## Stated exercise
Leave out the pictures and repeat the data exactly.

## Supplied information

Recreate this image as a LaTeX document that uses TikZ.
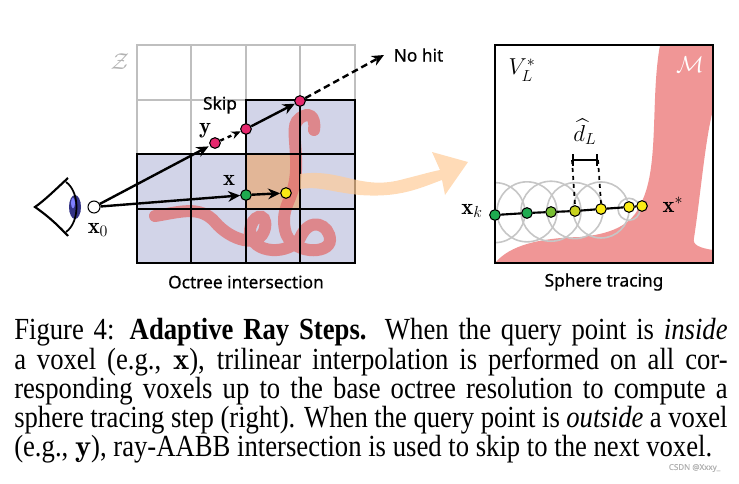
\documentclass[tikz,border=0pt]{standalone}
\usepackage{fontspec}
\usepackage{amsmath}
\newfontfamily\capfont[FakeStretch=0.87]{Liberation Serif}
\newfontfamily\lblfont[FakeBold=0.6]{Noto Sans}
\usetikzlibrary{arrows.meta}
\definecolor{vox}{RGB}{210,212,232}
\definecolor{snk}{RGB}{226,110,110}
\definecolor{pnk}{RGB}{240,150,150}
\definecolor{ptpink}{RGB}{230,40,110}
\definecolor{ptgreen}{RGB}{30,170,80}
\definecolor{ptlg}{RGB}{120,190,50}
\definecolor{ptyg}{RGB}{200,210,30}
\definecolor{ptyel}{RGB}{250,235,20}
\begin{document}
\begin{tikzpicture}[x=0.75pt,y=-0.75pt,
  pt/.style={circle,draw=black,line width=0.8pt,inner sep=0pt,minimum size=8pt},
  ray/.style={line width=1.8pt,-{Stealth[length=9pt,width=8pt]}},
  lbl/.style={font=\lblfont\fontsize{13}{15}\selectfont},
  math/.style={font=\fontsize{17}{18}\selectfont}]
\useasboundingbox (0,0) rectangle (739,483);
% voxel fills
\fill[vox] (137,154) rectangle (355,263);
\fill[vox] (246,100) rectangle (355,154);
\fill[orange!35!vox] (246,154) rectangle (300,209);
% grey grid
\draw[gray!50,line width=1.2pt] (137,45) rectangle (355,154);
\draw[gray!50,line width=1.2pt] (191,45)--(191,154) (246,45)--(246,100) (300,45)--(300,100) (137,100)--(246,100);
% snake
\draw[snk,opacity=0.75,line width=9pt,line cap=round]
  (155,216) .. controls (180,212) and (200,205) .. (215,222)
  .. controls (230,240) and (260,250) .. (265,228)
  .. controls (268,210) and (250,215) .. (250,232)
  .. controls (252,255) and (290,255) .. (300,238)
  .. controls (310,215) and (330,225) .. (330,240)
  .. controls (330,255) and (290,255) .. (285,230)
  .. controls (280,205) and (295,200) .. (296,170)
  .. controls (297,140) and (290,125) .. (300,118)
  .. controls (308,112) and (316,115) .. (314,130);
% black grid
\draw[black,line width=1.3pt] (137,154) rectangle (355,263) (246,100) rectangle (355,154);
\draw[black,line width=1.3pt] (137,209)--(355,209) (191,154)--(191,263) (246,154)--(246,263) (300,100)--(300,263);
\node[gray!60,math] (Z) at (120,62) {$\mathcal{Z}$};
% big orange arrow
\fill[orange!40,opacity=0.7] (300,174) .. controls (340,168) and (360,190) .. (400,180)
  .. controls (420,175) and (430,172) .. (440,170) -- (432,152) -- (468,162) -- (445,195)
  -- (442,180) .. controls (420,188) and (400,198) .. (360,195)
  .. controls (330,192) and (320,186) .. (300,189) -- cycle;
% eye
\draw[line width=1.6pt] (68,178) .. controls (55,190) and (45,200) .. (35,207) .. controls (45,214) and (55,222) .. (68,236);
\fill[blue!40!black!80] (75,207) ellipse (4.5pt and 9pt);
\fill[blue!50!white] (73,203) ellipse (1.5pt and 4pt);
\draw[line width=1.3pt] (66,182) .. controls (80,192) and (80,222) .. (66,232);
% points
\node[pt,fill=white,minimum size=9pt] (x0) at (94,207) {};
\node[pt,fill=ptpink] (y) at (215,143) {};
\node[pt,fill=ptpink] (p2) at (246,129) {};
\node[pt,fill=ptpink] (p3) at (300,101) {};
\node[pt,fill=ptgreen] (gx) at (246,195) {};
\node[pt,fill=ptyel] (yx) at (286,193) {};
\coordinate (nh) at (384,55);
\draw[ray,shorten >=1pt] (x0) -- (y);
\draw[ray] (x0) -- (gx);
\draw[ray] (gx) -- (yx);
\draw[line width=1.8pt,dashed,-{Stealth[length=7pt,width=6pt]}] (y) -- (p2);
\draw[ray] (p2) -- (p3);
\draw[line width=1.8pt,dash pattern=on 5pt off 3pt,-{Stealth[length=9pt,width=8pt]}] (p3) -- (nh);
\node[lbl,anchor=west] (nhl) at (389,55) {No hit};
\node[lbl,inner sep=1pt] (skip) at (220,105) {Skip};
\node[math,inner sep=1pt] (yl) at (205,131) {$\mathbf{y}$};
\node[math] (xl) at (229,180) {$\mathbf{x}$};
\node[math] (x0l) at (98,230) {$\mathbf{x}_0$};
\node[lbl] (oct) at (246,282) {Octree intersection};
% right panel
\begin{scope}
\clip (495,45) rectangle (713,263);
\fill[pnk] (660,45) .. controls (650,100) and (660,170) .. (640,205)
  .. controls (630,230) and (600,235) .. (580,237)
  .. controls (540,238) and (510,245) .. (495,263) -- (713,263) -- (713,250)
  .. controls (700,248) and (692,245) .. (694,238) .. controls (700,200) and (705,140) .. (713,110) -- (713,45) -- cycle;
\foreach \cx/\r in {495/30,527/30,551/30,575/28,601/28,629/11}
  \draw[gray!45,line width=1.2pt] (\cx,213-\cx*0.025+12) circle (\r*0.75pt);
\end{scope}
\draw[line width=1.3pt] (495,45) rectangle (713,263);
\node[pt,fill=ptgreen] (k) at (495,215) {};
\node[pt,fill=ptgreen] (s1) at (527,213) {};
\node[pt,fill=ptlg] (s2) at (551,212) {};
\node[pt,fill=ptyg] (s3) at (575,211) {};
\node[pt,fill=ptyel] (s4) at (601,209) {};
\node[pt,fill=ptyel] (s5) at (629,207) {};
\node[pt,fill=ptyel] (s6) at (642,206) {};
\draw[line width=1.6pt] (k)--(s1)--(s2)--(s3)--(s4)--(s5)--(s6);
\coordinate (b1) at (572,160); \coordinate (b2) at (598,160);
\draw[line width=1.5pt,|-|] (b1)--(b2);
\draw[line width=1.3pt,dashed] (b1)--(s3.north) (b2)--(s4.north);
\node[math,anchor=south,inner sep=0pt] (dl) at (585,145) {$\widehat{d}_L$};
\node[math] (vl) at (522,70) {$V_L^*$};
\node[white,math] (ml) at (690,65) {$\mathcal{M}$};
\node[math] (xs) at (673,205) {$\mathbf{x}^*$};
\node[math] (xk) at (472,211) {$\mathbf{x}_k$};
\node[lbl] (sph) at (604,282) {Sphere tracing};
% caption
\node[anchor=north west,inner sep=0pt,text width=535pt,align=justify,font=\capfont\fontsize{23}{20.25}\selectfont] (cap) at (14,318)
{Figure 4: \textbf{Adaptive Ray Steps.} When the query point is \textit{inside}\linebreak a voxel (e.g., $\mathbf{x}$), trilinear interpolation is performed on all cor-\linebreak responding voxels up to the base octree resolution to compute a\linebreak sphere tracing step (right). When the query point is \textit{outside} a voxel\linebreak (e.g., $\mathbf{y}$), ray-AABB intersection is used to skip to the next voxel.};
\node[gray!60,font=\lblfont\fontsize{6}{7}\selectfont,anchor=east] (wm) at (725,468) {CSDN @Xxxy\_};
\end{tikzpicture}
\end{document}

## Solution for this exercise
Recreate this image as a LaTeX document that uses TikZ.
\documentclass[tikz,border=0pt]{standalone}
\usepackage{fontspec}
\usepackage{amsmath}
\newfontfamily\capfont[FakeStretch=0.87]{Liberation Serif}
\newfontfamily\lblfont[FakeBold=0.6]{Noto Sans}
\usetikzlibrary{arrows.meta}
\definecolor{vox}{RGB}{210,212,232}
\definecolor{snk}{RGB}{226,110,110}
\definecolor{pnk}{RGB}{240,150,150}
\definecolor{ptpink}{RGB}{230,40,110}
\definecolor{ptgreen}{RGB}{30,170,80}
\definecolor{ptlg}{RGB}{120,190,50}
\definecolor{ptyg}{RGB}{200,210,30}
\definecolor{ptyel}{RGB}{250,235,20}
\begin{document}
\begin{tikzpicture}[x=0.75pt,y=-0.75pt,
  pt/.style={circle,draw=black,line width=0.8pt,inner sep=0pt,minimum size=8pt},
  ray/.style={line width=1.8pt,-{Stealth[length=9pt,width=8pt]}},
  lbl/.style={font=\lblfont\fontsize{13}{15}\selectfont},
  math/.style={font=\fontsize{17}{18}\selectfont}]
\useasboundingbox (0,0) rectangle (739,483);
% voxel fills
\fill[vox] (137,154) rectangle (355,263);
\fill[vox] (246,100) rectangle (355,154);
\fill[orange!35!vox] (246,154) rectangle (300,209);
% grey grid
\draw[gray!50,line width=1.2pt] (137,45) rectangle (355,154);
\draw[gray!50,line width=1.2pt] (191,45)--(191,154) (246,45)--(246,100) (300,45)--(300,100) (137,100)--(246,100);
% snake
\draw[snk,opacity=0.75,line width=9pt,line cap=round]
  (155,216) .. controls (180,212) and (200,205) .. (215,222)
  .. controls (230,240) and (260,250) .. (265,228)
  .. controls (268,210) and (250,215) .. (250,232)
  .. controls (252,255) and (290,255) .. (300,238)
  .. controls (310,215) and (330,225) .. (330,240)
  .. controls (330,255) and (290,255) .. (285,230)
  .. controls (280,205) and (295,200) .. (296,170)
  .. controls (297,140) and (290,125) .. (300,118)
  .. controls (308,112) and (316,115) .. (314,130);
% black grid
\draw[black,line width=1.3pt] (137,154) rectangle (355,263) (246,100) rectangle (355,154);
\draw[black,line width=1.3pt] (137,209)--(355,209) (191,154)--(191,263) (246,154)--(246,263) (300,100)--(300,263);
\node[gray!60,math] (Z) at (120,62) {$\mathcal{Z}$};
% big orange arrow
\fill[orange!40,opacity=0.7] (300,174) .. controls (340,168) and (360,190) .. (400,180)
  .. controls (420,175) and (430,172) .. (440,170) -- (432,152) -- (468,162) -- (445,195)
  -- (442,180) .. controls (420,188) and (400,198) .. (360,195)
  .. controls (330,192) and (320,186) .. (300,189) -- cycle;
% eye
\draw[line width=1.6pt] (68,178) .. controls (55,190) and (45,200) .. (35,207) .. controls (45,214) and (55,222) .. (68,236);
\fill[blue!40!black!80] (75,207) ellipse (4.5pt and 9pt);
\fill[blue!50!white] (73,203) ellipse (1.5pt and 4pt);
\draw[line width=1.3pt] (66,182) .. controls (80,192) and (80,222) .. (66,232);
% points
\node[pt,fill=white,minimum size=9pt] (x0) at (94,207) {};
\node[pt,fill=ptpink] (y) at (215,143) {};
\node[pt,fill=ptpink] (p2) at (246,129) {};
\node[pt,fill=ptpink] (p3) at (300,101) {};
\node[pt,fill=ptgreen] (gx) at (246,195) {};
\node[pt,fill=ptyel] (yx) at (286,193) {};
\coordinate (nh) at (384,55);
\draw[ray,shorten >=1pt] (x0) -- (y);
\draw[ray] (x0) -- (gx);
\draw[ray] (gx) -- (yx);
\draw[line width=1.8pt,dashed,-{Stealth[length=7pt,width=6pt]}] (y) -- (p2);
\draw[ray] (p2) -- (p3);
\draw[line width=1.8pt,dash pattern=on 5pt off 3pt,-{Stealth[length=9pt,width=8pt]}] (p3) -- (nh);
\node[lbl,anchor=west] (nhl) at (389,55) {No hit};
\node[lbl,inner sep=1pt] (skip) at (220,105) {Skip};
\node[math,inner sep=1pt] (yl) at (205,131) {$\mathbf{y}$};
\node[math] (xl) at (229,180) {$\mathbf{x}$};
\node[math] (x0l) at (98,230) {$\mathbf{x}_0$};
\node[lbl] (oct) at (246,282) {Octree intersection};
% right panel
\begin{scope}
\clip (495,45) rectangle (713,263);
\fill[pnk] (660,45) .. controls (650,100) and (660,170) .. (640,205)
  .. controls (630,230) and (600,235) .. (580,237)
  .. controls (540,238) and (510,245) .. (495,263) -- (713,263) -- (713,250)
  .. controls (700,248) and (692,245) .. (694,238) .. controls (700,200) and (705,140) .. (713,110) -- (713,45) -- cycle;
\foreach \cx/\r in {495/30,527/30,551/30,575/28,601/28,629/11}
  \draw[gray!45,line width=1.2pt] (\cx,213-\cx*0.025+12) circle (\r*0.75pt);
\end{scope}
\draw[line width=1.3pt] (495,45) rectangle (713,263);
\node[pt,fill=ptgreen] (k) at (495,215) {};
\node[pt,fill=ptgreen] (s1) at (527,213) {};
\node[pt,fill=ptlg] (s2) at (551,212) {};
\node[pt,fill=ptyg] (s3) at (575,211) {};
\node[pt,fill=ptyel] (s4) at (601,209) {};
\node[pt,fill=ptyel] (s5) at (629,207) {};
\node[pt,fill=ptyel] (s6) at (642,206) {};
\draw[line width=1.6pt] (k)--(s1)--(s2)--(s3)--(s4)--(s5)--(s6);
\coordinate (b1) at (572,160); \coordinate (b2) at (598,160);
\draw[line width=1.5pt,|-|] (b1)--(b2);
\draw[line width=1.3pt,dashed] (b1)--(s3.north) (b2)--(s4.north);
\node[math,anchor=south,inner sep=0pt] (dl) at (585,145) {$\widehat{d}_L$};
\node[math] (vl) at (522,70) {$V_L^*$};
\node[white,math] (ml) at (690,65) {$\mathcal{M}$};
\node[math] (xs) at (673,205) {$\mathbf{x}^*$};
\node[math] (xk) at (472,211) {$\mathbf{x}_k$};
\node[lbl] (sph) at (604,282) {Sphere tracing};
% caption
\node[anchor=north west,inner sep=0pt,text width=535pt,align=justify,font=\capfont\fontsize{23}{20.25}\selectfont] (cap) at (14,318)
{Figure 4: \textbf{Adaptive Ray Steps.} When the query point is \textit{inside}\linebreak a voxel (e.g., $\mathbf{x}$), trilinear interpolation is performed on all cor-\linebreak responding voxels up to the base octree resolution to compute a\linebreak sphere tracing step (right). When the query point is \textit{outside} a voxel\linebreak (e.g., $\mathbf{y}$), ray-AABB intersection is used to skip to the next voxel.};
\node[gray!60,font=\lblfont\fontsize{6}{7}\selectfont,anchor=east] (wm) at (725,468) {CSDN @Xxxy\_};
\end{tikzpicture}
\end{document}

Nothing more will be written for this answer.